What's a goalie? Why are they so crazy?

Dear Sports Fan,

Why do people say goalies are crazy? What’s a goalie anyway?

Thanks,
Jean


Dear Jean,

When I was in middle school, I discovered ice hockey. I remember lying on my bed and watching games on a little square television at my Dad’s house. Even back then, I felt compelled to jot down interesting things I heard, as if I was preparing to write a blog, despite this being years before blogs existed and decades before I started Dear Sports Fan. I still have some of the quotes I wrote down. One of them was about goalies:

Some people say 90% of goaltending is mental. I say 90% of goaltenders are mental!

I’m not positive who said that but it’s a safe bet that it was John Davidson, a former NHL goalie who was then the color commentator for the New York Rangers. He and partner Sam Rosen were definitely the most common hockey voices in my early memories of the sport. Goaltenders or goalies are frequently described as being a little bit crazy. It’s unclear whether the position attracts players who are a little bit… different or whether the position takes normal people and twists them. My guess is that it’s a little bit of both. In order to appreciate the colorful nature of goalies, it’s important to understand what the position entails.

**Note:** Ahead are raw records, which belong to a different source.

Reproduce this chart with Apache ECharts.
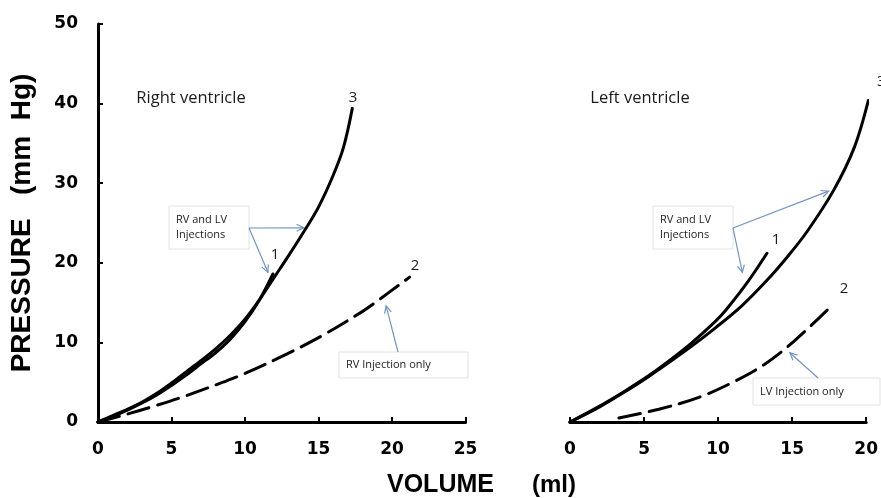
<!DOCTYPE html>
<html>
<head>
<meta charset="utf-8">
<script src="https://cdn.jsdelivr.net/npm/echarts@6/dist/echarts.min.js"></script>
<style>html,body{margin:0;padding:0;background:#fff}#c{width:881px;height:498px}</style>
</head>
<body>
<div id="c"></div>
<script>
// ---- Data ----
// Right ventricle
const rvX3 = [0, 1, 2, 3, 4, 5, 6, 7, 8, 9, 10, 11, 12, 13, 14, 15, 16, 16.7, 17.3];
const rvY3 = [0, 0.8, 1.6, 2.5, 3.6, 4.9, 6.3, 7.7, 9.2, 10.9, 12.9, 15.4, 18.2, 21.0, 23.9, 27.0, 31.0, 34.5, 39.4];
const rvX1 = [0, 1, 2, 3, 4, 5, 6, 7, 8, 9, 10, 11, 11.9];
const rvY1 = [0, 0.7, 1.5, 2.4, 3.4, 4.6, 5.9, 7.3, 8.7, 10.4, 12.6, 15.4, 18.6];
const rvX2 = [0, 2, 4, 6, 8.5, 10, 12.9, 15.3, 18, 18.7, 21.2];
const rvY2 = [0, 1.0, 2.1, 3.3, 5.0, 6.1, 8.6, 10.9, 13.9, 14.8, 18.2];
// Left ventricle
const lvX3 = [0, 2, 3.8, 5.3, 6.7, 8.2, 9.8, 11.6, 13.3, 14.7, 16, 17.8, 19.2, 20.15];
const lvY3 = [0, 1.9, 3.9, 5.7, 7.5, 9.5, 11.8, 14.6, 17.8, 20.8, 23.9, 29.1, 34.5, 40.4];
const lvX1 = [0, 2, 3.8, 5.3, 6.7, 8.2, 9.8, 10.5, 12, 13.3];
const lvY1 = [0, 2.0, 4.0, 5.8, 7.7, 9.9, 12.6, 14.0, 17.6, 21.2];
const lvX2 = [3.3, 6, 8.7, 11, 13.1, 15.1, 17.5];
const lvY2 = [0.5, 1.6, 3.1, 5.0, 7.2, 10.1, 14.3];

// annotation arrow tips (data coordinates)
const rvTipCurve3 = [14.0, 24.4];
const rvTipCurve1 = [11.56, 18.8];
const rvTipCurve2 = [19.6, 14.6];
const lvTipCurve3 = [17.46, 29.0];
const lvTipCurve1 = [11.64, 18.8];
const lvTipCurve2 = [14.85, 8.7];

const pairs = (xs, ys) => xs.map((x, i) => [x, ys[i]]);

const chart = echarts.init(document.getElementById('c'));

const tickFont = {fontFamily: 'DejaVu Sans', fontWeight: 'bold', fontSize: 17, color: '#000'};
function xAxisCfg(grid, max) {
  return {
    gridIndex: grid, type: 'value', min: 0, max: max, interval: 5,
    axisLine: {show: true, onZero: false, lineStyle: {color: '#000', width: 3}},
    axisTick: {show: true, inside: true, length: 5, lineStyle: {color: '#000', width: 2}},
    splitLine: {show: false},
    axisLabel: Object.assign({margin: 19}, tickFont)
  };
}
function lineSeries(xi, data, dashed) {
  return {
    type: 'line', xAxisIndex: xi, yAxisIndex: xi, data: data,
    smooth: 0.35, symbol: 'none', clip: false,
    lineStyle: {color: '#000', width: 3, type: dashed ? [22, 9] : 'solid', cap: 'round'},
    silent: true
  };
}

chart.setOption({
  animation: false,
  grid: [
    {left: 98, top: 24, width: 367.5, height: 398},
    {left: 570, top: 24, width: 299, height: 398}
  ],
  xAxis: [xAxisCfg(0, 25), xAxisCfg(1, 20)],
  yAxis: [
    {
      gridIndex: 0, type: 'value', min: 0, max: 50, interval: 10,
      axisLine: {show: true, lineStyle: {color: '#000', width: 3}},
      axisTick: {show: true, inside: true, length: 5, lineStyle: {color: '#000', width: 2}},
      splitLine: {show: false},
      axisLabel: Object.assign({margin: 20}, tickFont),
      name: 'PRESSURE   (mm  Hg)', nameLocation: 'middle', nameGap: 62, nameRotate: 90,
      nameTextStyle: {fontFamily: 'Liberation Sans', fontWeight: 'bold', fontSize: 28, color: '#000'}
    },
    {gridIndex: 1, type: 'value', min: 0, max: 50, interval: 10, show: false}
  ],
  series: [
    lineSeries(0, pairs(rvX3, rvY3), false),
    lineSeries(0, pairs(rvX1, rvY1), false),
    lineSeries(0, pairs(rvX2, rvY2), true),
    lineSeries(1, pairs(lvX3, lvY3), false),
    lineSeries(1, pairs(lvX1, lvY1), false),
    lineSeries(1, pairs(lvX2, lvY2), true)
  ]
});

// ---- annotations ----
const ARROW = '#7195c4';
const px = (g, p) => chart.convertToPixel({gridIndex: g}, p);
const els = [];
function label(text, x, y, size, opts) {
  els.push({type: 'text', x: x, y: y, silent: true,
    style: Object.assign({text: text, fontFamily: 'Open Sans', fontSize: size || 15, fill: '#1a1a1a',
      align: 'center', verticalAlign: 'middle'}, opts || {})});
}
function box(x, y, w, h, lines) {
  els.push({type: 'rect', shape: {x: x, y: y, width: w, height: h}, silent: true,
    style: {fill: '#fff', stroke: '#e2e2e2', lineWidth: 1}});
  els.push({type: 'text', x: x + 7, y: y + h / 2, silent: true,
    style: {text: lines, fontFamily: 'Open Sans', fontSize: 11, fill: '#222', lineHeight: 15,
      align: 'left', verticalAlign: 'middle'}});
}
function arrow(from, to) {
  els.push({type: 'line', shape: {x1: from[0], y1: from[1], x2: to[0], y2: to[1]}, silent: true,
    style: {stroke: ARROW, lineWidth: 1.2}});
  const a = Math.atan2(to[1] - from[1], to[0] - from[0]);
  const L = 8, s = 0.45;
  els.push({type: 'polyline', silent: true,
    shape: {points: [
      [to[0] - L * Math.cos(a - s), to[1] - L * Math.sin(a - s)],
      to,
      [to[0] - L * Math.cos(a + s), to[1] - L * Math.sin(a + s)]
    ]},
    style: {stroke: ARROW, lineWidth: 1.2, fill: null}});
}

label('Right ventricle', 191, 98, 16.5);
label('Left ventricle', 640, 98, 16.5);
label('3', 353, 98, 15);
label('3', 877, 82, 15, {align: 'left'});
label('1', 275, 255, 15);
label('2', 415, 266, 15);
label('1', 776, 240, 15);
label('2', 844, 289, 15);

box(169, 206, 80, 43, 'RV and LV\nInjections');
box(653, 206, 80, 43, 'RV and LV\nInjections');
box(339, 352, 129, 26, 'RV Injection only');
box(753, 378, 127, 27, 'LV Injection only');

arrow([249, 228], px(0, rvTipCurve3));
arrow([249, 228], px(0, rvTipCurve1));
arrow([398, 352], px(0, rvTipCurve2));
arrow([733, 228], px(1, lvTipCurve3));
arrow([733, 228], px(1, lvTipCurve1));
arrow([818, 378], px(1, lvTipCurve2));

els.push({type: 'text', x: 387, y: 485, silent: true,
  style: {text: 'VOLUME', fontFamily: 'Liberation Sans', fontWeight: 'bold', fontSize: 25, fill: '#000',
    align: 'left', verticalAlign: 'middle'}});
els.push({type: 'text', x: 532, y: 485, silent: true,
  style: {text: '(ml)', fontFamily: 'Liberation Sans', fontWeight: 'bold', fontSize: 24, fill: '#000',
    align: 'left', verticalAlign: 'middle'}});

chart.setOption({graphic: els});
</script>
</body>
</html>
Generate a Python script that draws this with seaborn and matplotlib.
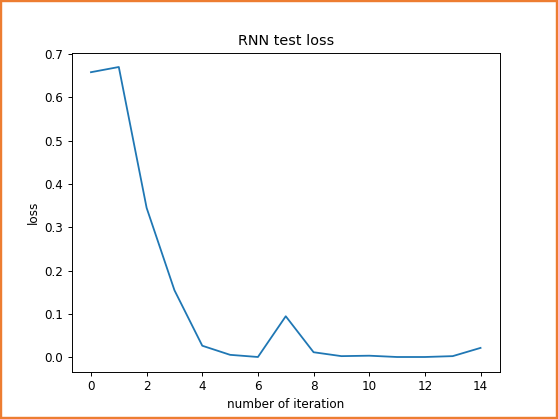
import matplotlib
matplotlib.use('Agg')
import matplotlib.pyplot as plt
import seaborn as sns
import pandas as pd
from matplotlib.patches import Rectangle

# RNN test loss per iteration
iterations = list(range(15))
loss = [0.658, 0.670, 0.345, 0.155, 0.027, 0.006, 0.001, 0.095,
        0.012, 0.003, 0.004, 0.001, 0.001, 0.003, 0.022]

df = pd.DataFrame({'iteration': iterations, 'loss': loss})

dpi = 86.5
fig, ax = plt.subplots(figsize=(558 / dpi, 419 / dpi), dpi=dpi)
fig.subplots_adjust(left=71.5 / 558, right=500 / 558, top=1 - 52.5 / 419, bottom=1 - 371.5 / 419)
sns.lineplot(data=df, x='iteration', y='loss', ax=ax, color='#1f77b4')
ax.set_title('RNN test loss')
ax.set_xlabel('number of iteration')
ax.set_ylabel('loss')
ax.set_xticks(range(0, 15, 2))

# orange frame around the whole picture
fig.patches.append(Rectangle((0.002, 0.003), 0.996, 0.994, transform=fig.transFigure,
                             fill=False, edgecolor='#ed7d31', linewidth=2))

fig.savefig('out.png', dpi=dpi)
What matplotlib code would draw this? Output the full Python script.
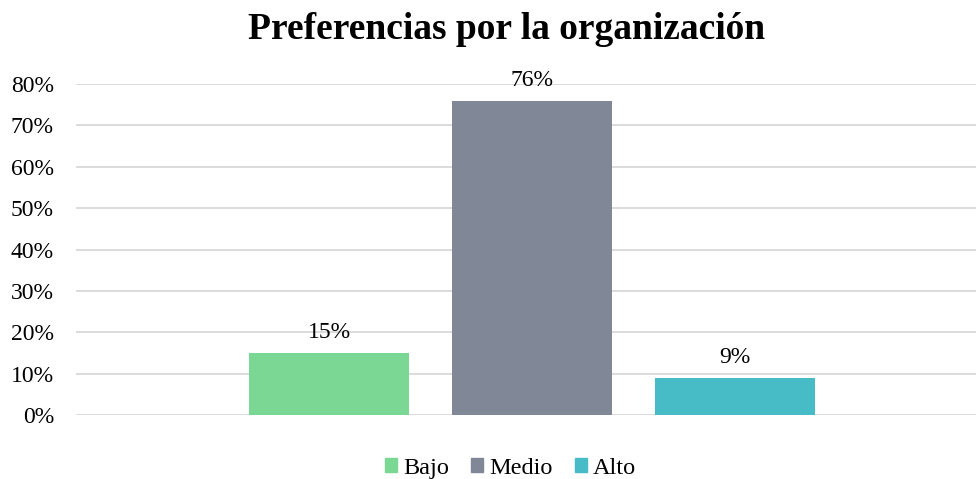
import numpy as np
import matplotlib.pyplot as plt
from matplotlib.patches import Patch
from matplotlib.ticker import PercentFormatter

plt.rcParams['font.family'] = ['Liberation Serif', 'DejaVu Serif']

# datos
categorias = ['Bajo', 'Medio', 'Alto']
valores = [0.15, 0.76, 0.09]
etiquetas = ['15%', '76%', '9%']
colores = ['#7AD794', '#808797', '#47BBC6']

fig = plt.figure(figsize=(9.76, 4.79), dpi=100)
ax = fig.add_axes([0.078, 0.1336, 0.922, 0.691])

x = np.arange(len(categorias))
ax.bar(x, valores, width=0.79, color=colores, zorder=3)

# etiquetas de datos
for xi, v, t in zip(x, valores, etiquetas):
    ax.annotate(t, (xi, v), xytext=(0, 7), textcoords='offset points',
                ha='center', va='bottom', fontsize=17)

ax.set_ylim(0, 0.8)
ax.set_xlim(-1.246, 3.187)
ax.set_yticks(np.arange(0, 0.81, 0.1))
ax.yaxis.set_major_formatter(PercentFormatter(1.0, decimals=0))
ax.tick_params(axis='y', length=0, labelsize=17, pad=16)
ax.set_xticks([])
ax.grid(axis='y', color='#D9D9D9', linewidth=1.3, zorder=0)
ax.set_axisbelow(True)
for s in ax.spines.values():
    s.set_visible(False)

fig.suptitle('Preferencias por la organización', fontsize=27,
             fontweight='bold', x=0.519, y=0.975)

handles = [Patch(color=c, label=l) for c, l in zip(colores, categorias)]
fig.legend(handles=handles, loc='lower center', bbox_to_anchor=(0.523, -0.045),
           ncol=3, frameon=False, fontsize=17.5, handlelength=0.5,
           handleheight=0.5, handletextpad=0.25, columnspacing=0.9)

plt.savefig('out.png', dpi=100)
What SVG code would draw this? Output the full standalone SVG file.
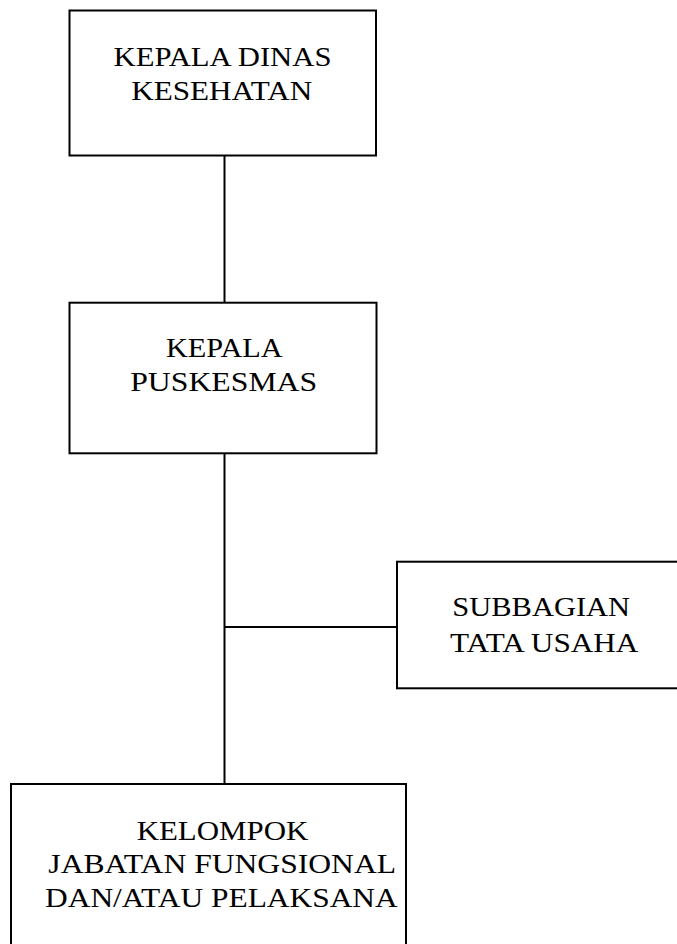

The position of goaltender exists in many sports: soccer, ice hockey, field hockey, lacrosse, team handball, and water polo. In each sport, the goalie is the most specialized position. She exists solely to do whatever she can to prevent the other team from scoring. Usually the goalie is granted special privileges in order to help them in their task. The most dramatic of those is in soccer where the goalie is the only player who can use his hands. In ice hockey, the goalie gets to wear thick leg pads, a large chest protector, a catching glove on one hand and a blocker and wide stick in the other. An ice hockey goalie also has special rules which apply only to her, including protection against being hit. Lacrosse goalies are allowed to have sticks with much larger heads than other players to make it easier to block shots with them. Water polo goalies are allowed to touch the ball with two hands and even touch the bottom of the pool.

You might think all those extra privileges make goalie the easiest position to play. Not true! The extra privileges of the goalie in most sports are a recognition of how difficult their job is. The margin of error for goalies in lower scoring sports (which is most goalies because, not coincidentally, there’s a strong correlation between having a goalie and having a low-scoring sport) is tiny and the consequences for error are enormous. Take poor Robert Green, for instance. In 2010 he was one of the best 40 people in the entire world at his profession yet all he will be remembered for (literally, it’s going to be the first line of his obituary one day) will be this momentary lapse against the United States in the World Cup. Hockey goalies who save 90% of the shots they face are probably not going to last long in the NHL where the best goalies save over 92.5% of the shots they face. Compare that to a non-goalie who scores on 20% of the shots he takes and is celebrated as an extraordinary goal-scorer. Even in a relatively high scoring sport like team handball, where, according to the New York Times, a goalie “can allow as many as 30 goals and still be thought to have had a good game” being a goalie comes with its down-side. Goalies are so frequently injured by shots that the international federation in charge of the sport is considering changing its rules to reduce injuries.

The challenges and pressure that goalies face seems to attract or create two types of people: those who compensate through obsessive behavior and those who compensate through aberrant behavior. Almost all goalies are one of the two types, some are both. Hockeygrrl lists some of the more well-known obsessive behavior in her post about hockey goalies, including Patrick Roy’s refusal to let anything, even ice shavings into his net, Henrik Lundqvist’s ritual of tapping the wall the same number of periods he’s played so far in the game, and my new favorite, Jocelyn Thibault’s tradition of pouring “water over his head precisely six-and-a-half minutes before a game began.” For the more far-out their behavior on the other side of the spectrum, see Colombian soccer goalie Rene Higuita, who was literally nicknamed “the lunatic” and hockey goalie Ilya Bryzgalov who once responded to a question about the offensive threats on an opposing team by saying that he was “only afraid of [a] bear.”

No matter how you cut it, goalies are some of the most important and most colorful people in sports.